• TASK TO CARRY OUT:
Begin with the first line and repeat exactly through the line containing "import plotly.graph_objects as go"; leave every image out.

• INFORMATION PROVIDED:

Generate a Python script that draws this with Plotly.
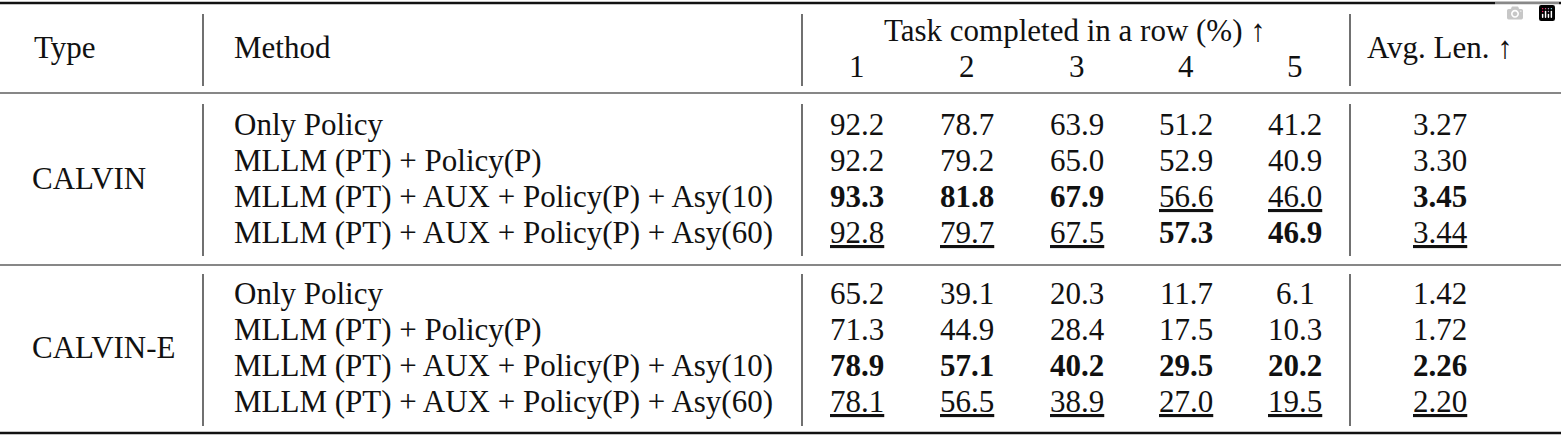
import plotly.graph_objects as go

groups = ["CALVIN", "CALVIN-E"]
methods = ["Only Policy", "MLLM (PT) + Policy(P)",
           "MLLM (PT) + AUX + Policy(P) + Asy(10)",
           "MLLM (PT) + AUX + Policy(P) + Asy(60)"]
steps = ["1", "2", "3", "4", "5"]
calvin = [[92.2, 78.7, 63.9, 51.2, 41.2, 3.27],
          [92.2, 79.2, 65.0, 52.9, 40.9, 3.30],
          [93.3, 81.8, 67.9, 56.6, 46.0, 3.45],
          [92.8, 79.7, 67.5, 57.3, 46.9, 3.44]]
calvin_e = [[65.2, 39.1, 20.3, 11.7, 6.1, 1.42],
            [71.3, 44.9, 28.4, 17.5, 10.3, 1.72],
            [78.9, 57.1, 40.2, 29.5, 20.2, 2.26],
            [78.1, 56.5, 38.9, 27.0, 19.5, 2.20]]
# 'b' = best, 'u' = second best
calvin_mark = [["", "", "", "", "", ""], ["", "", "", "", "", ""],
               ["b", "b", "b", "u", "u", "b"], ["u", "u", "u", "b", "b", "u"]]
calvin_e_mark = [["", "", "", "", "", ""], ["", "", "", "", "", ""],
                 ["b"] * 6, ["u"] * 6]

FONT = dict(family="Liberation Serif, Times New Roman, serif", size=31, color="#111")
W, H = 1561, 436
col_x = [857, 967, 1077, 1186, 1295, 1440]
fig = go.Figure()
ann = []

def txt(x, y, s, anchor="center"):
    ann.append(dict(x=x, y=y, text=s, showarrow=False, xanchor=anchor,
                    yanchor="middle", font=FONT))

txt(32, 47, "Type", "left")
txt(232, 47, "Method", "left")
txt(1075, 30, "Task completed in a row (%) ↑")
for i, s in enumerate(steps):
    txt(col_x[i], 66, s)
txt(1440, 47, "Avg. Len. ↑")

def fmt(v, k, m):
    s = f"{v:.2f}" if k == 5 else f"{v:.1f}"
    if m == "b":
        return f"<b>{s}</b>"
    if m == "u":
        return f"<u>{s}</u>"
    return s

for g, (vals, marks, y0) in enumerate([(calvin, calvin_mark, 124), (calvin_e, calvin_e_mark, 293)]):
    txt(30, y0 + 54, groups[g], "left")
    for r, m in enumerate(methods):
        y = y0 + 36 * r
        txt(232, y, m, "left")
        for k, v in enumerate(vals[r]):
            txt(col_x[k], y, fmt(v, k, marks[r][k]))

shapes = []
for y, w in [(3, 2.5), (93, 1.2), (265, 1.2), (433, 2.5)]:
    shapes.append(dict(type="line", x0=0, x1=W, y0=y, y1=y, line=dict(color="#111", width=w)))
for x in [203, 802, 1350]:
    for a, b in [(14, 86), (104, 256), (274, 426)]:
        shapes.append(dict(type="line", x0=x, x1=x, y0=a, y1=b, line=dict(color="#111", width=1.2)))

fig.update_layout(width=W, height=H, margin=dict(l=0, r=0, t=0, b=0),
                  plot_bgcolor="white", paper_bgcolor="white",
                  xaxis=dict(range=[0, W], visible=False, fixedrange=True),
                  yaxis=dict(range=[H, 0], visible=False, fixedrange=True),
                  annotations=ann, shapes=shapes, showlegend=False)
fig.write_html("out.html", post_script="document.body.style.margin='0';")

• THE SOLUTION:
Generate a Python script that draws this with Plotly.
import plotly.graph_objects as go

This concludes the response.